• **Your objective**:
From the records below, extract only the lines running from the line with "Recreate this image" to the line with "(40,66) rectangle (303,288);", both lines included, reproducing them exactly.

• **Records for the exercise**:

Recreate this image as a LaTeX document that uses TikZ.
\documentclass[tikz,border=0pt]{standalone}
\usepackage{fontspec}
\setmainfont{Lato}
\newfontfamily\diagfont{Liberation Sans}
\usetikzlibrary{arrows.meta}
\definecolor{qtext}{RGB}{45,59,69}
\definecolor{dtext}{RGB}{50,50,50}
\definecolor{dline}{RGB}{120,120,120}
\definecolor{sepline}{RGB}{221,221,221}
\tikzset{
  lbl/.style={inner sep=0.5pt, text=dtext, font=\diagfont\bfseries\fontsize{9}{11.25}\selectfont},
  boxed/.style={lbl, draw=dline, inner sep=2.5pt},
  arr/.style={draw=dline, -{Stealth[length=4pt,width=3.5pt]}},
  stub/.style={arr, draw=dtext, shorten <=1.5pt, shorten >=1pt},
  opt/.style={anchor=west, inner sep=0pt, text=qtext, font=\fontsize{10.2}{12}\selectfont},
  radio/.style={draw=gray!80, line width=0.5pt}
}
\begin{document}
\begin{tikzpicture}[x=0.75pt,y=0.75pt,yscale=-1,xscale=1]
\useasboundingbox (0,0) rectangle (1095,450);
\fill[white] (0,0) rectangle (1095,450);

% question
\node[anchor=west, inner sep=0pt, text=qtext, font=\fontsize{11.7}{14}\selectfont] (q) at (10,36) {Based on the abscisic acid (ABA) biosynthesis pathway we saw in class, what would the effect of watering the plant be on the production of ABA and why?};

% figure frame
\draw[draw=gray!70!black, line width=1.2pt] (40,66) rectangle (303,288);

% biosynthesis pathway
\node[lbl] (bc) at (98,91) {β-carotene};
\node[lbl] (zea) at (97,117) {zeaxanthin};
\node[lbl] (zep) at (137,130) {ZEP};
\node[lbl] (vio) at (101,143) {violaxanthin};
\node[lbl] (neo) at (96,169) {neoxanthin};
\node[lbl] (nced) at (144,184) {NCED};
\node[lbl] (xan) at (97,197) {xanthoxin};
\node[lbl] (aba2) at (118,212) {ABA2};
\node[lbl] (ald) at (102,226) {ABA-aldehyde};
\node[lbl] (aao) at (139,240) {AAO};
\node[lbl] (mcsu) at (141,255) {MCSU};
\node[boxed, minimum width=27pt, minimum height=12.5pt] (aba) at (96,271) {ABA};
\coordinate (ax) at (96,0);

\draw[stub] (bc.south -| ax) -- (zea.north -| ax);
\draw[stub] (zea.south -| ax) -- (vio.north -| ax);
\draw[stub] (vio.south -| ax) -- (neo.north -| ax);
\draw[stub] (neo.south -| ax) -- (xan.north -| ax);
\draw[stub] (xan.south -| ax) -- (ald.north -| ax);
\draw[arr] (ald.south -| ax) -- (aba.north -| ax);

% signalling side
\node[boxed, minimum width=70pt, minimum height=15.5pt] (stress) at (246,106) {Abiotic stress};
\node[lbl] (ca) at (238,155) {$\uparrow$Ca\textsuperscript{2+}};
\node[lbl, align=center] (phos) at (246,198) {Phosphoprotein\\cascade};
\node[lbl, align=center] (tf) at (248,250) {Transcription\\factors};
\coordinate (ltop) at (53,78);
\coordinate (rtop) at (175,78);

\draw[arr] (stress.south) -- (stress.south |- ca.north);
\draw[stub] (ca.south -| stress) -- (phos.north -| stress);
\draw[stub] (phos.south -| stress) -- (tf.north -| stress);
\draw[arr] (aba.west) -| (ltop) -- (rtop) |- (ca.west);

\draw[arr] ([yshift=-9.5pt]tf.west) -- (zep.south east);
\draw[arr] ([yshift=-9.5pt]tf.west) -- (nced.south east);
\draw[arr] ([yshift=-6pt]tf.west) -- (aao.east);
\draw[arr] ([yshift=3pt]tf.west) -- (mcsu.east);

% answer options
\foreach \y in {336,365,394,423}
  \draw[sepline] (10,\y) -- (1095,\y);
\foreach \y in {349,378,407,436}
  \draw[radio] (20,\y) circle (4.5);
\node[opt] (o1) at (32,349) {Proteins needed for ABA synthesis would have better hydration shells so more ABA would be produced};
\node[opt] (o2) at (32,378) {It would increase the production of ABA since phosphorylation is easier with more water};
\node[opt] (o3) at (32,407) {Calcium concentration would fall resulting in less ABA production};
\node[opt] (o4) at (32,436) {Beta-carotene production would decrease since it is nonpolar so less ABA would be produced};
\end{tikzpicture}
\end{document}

* * *

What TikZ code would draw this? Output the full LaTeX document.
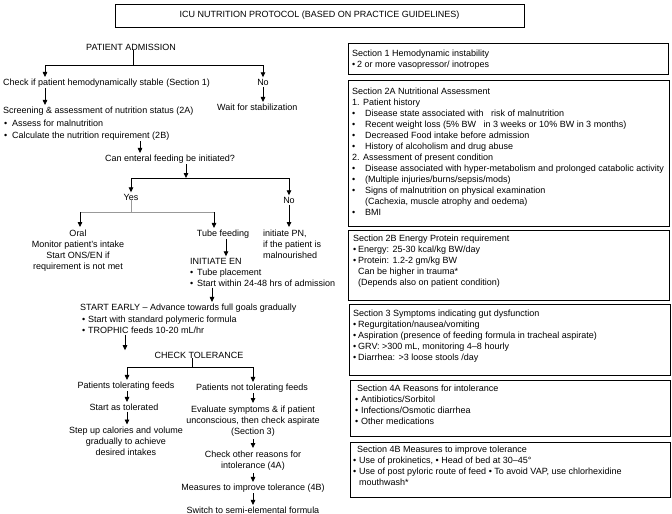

...

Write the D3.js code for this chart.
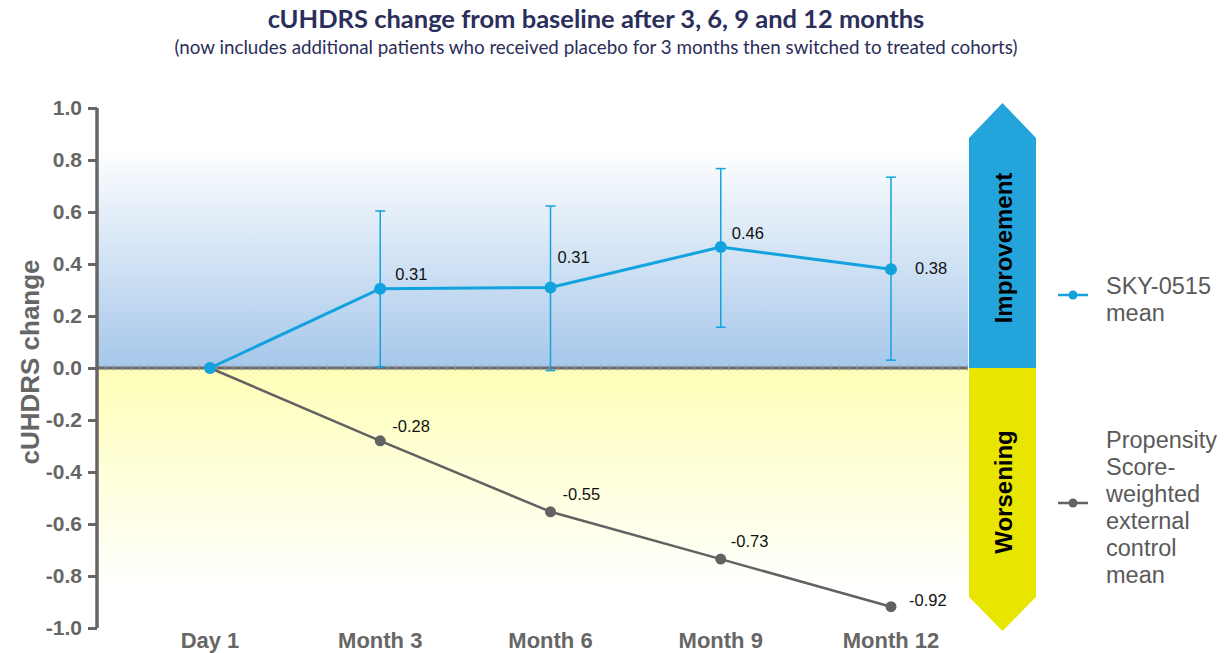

• **The completed task**:
Recreate this image as a LaTeX document that uses TikZ.
\documentclass[tikz,border=0pt]{standalone}
\usepackage{fontspec}
\setmainfont{Lato}
\newfontfamily\diagfont{Liberation Sans}
\usetikzlibrary{arrows.meta}
\definecolor{qtext}{RGB}{45,59,69}
\definecolor{dtext}{RGB}{50,50,50}
\definecolor{dline}{RGB}{120,120,120}
\definecolor{sepline}{RGB}{221,221,221}
\tikzset{
  lbl/.style={inner sep=0.5pt, text=dtext, font=\diagfont\bfseries\fontsize{9}{11.25}\selectfont},
  boxed/.style={lbl, draw=dline, inner sep=2.5pt},
  arr/.style={draw=dline, -{Stealth[length=4pt,width=3.5pt]}},
  stub/.style={arr, draw=dtext, shorten <=1.5pt, shorten >=1pt},
  opt/.style={anchor=west, inner sep=0pt, text=qtext, font=\fontsize{10.2}{12}\selectfont},
  radio/.style={draw=gray!80, line width=0.5pt}
}
\begin{document}
\begin{tikzpicture}[x=0.75pt,y=0.75pt,yscale=-1,xscale=1]
\useasboundingbox (0,0) rectangle (1095,450);
\fill[white] (0,0) rectangle (1095,450);

% question
\node[anchor=west, inner sep=0pt, text=qtext, font=\fontsize{11.7}{14}\selectfont] (q) at (10,36) {Based on the abscisic acid (ABA) biosynthesis pathway we saw in class, what would the effect of watering the plant be on the production of ABA and why?};

% figure frame
\draw[draw=gray!70!black, line width=1.2pt] (40,66) rectangle (303,288);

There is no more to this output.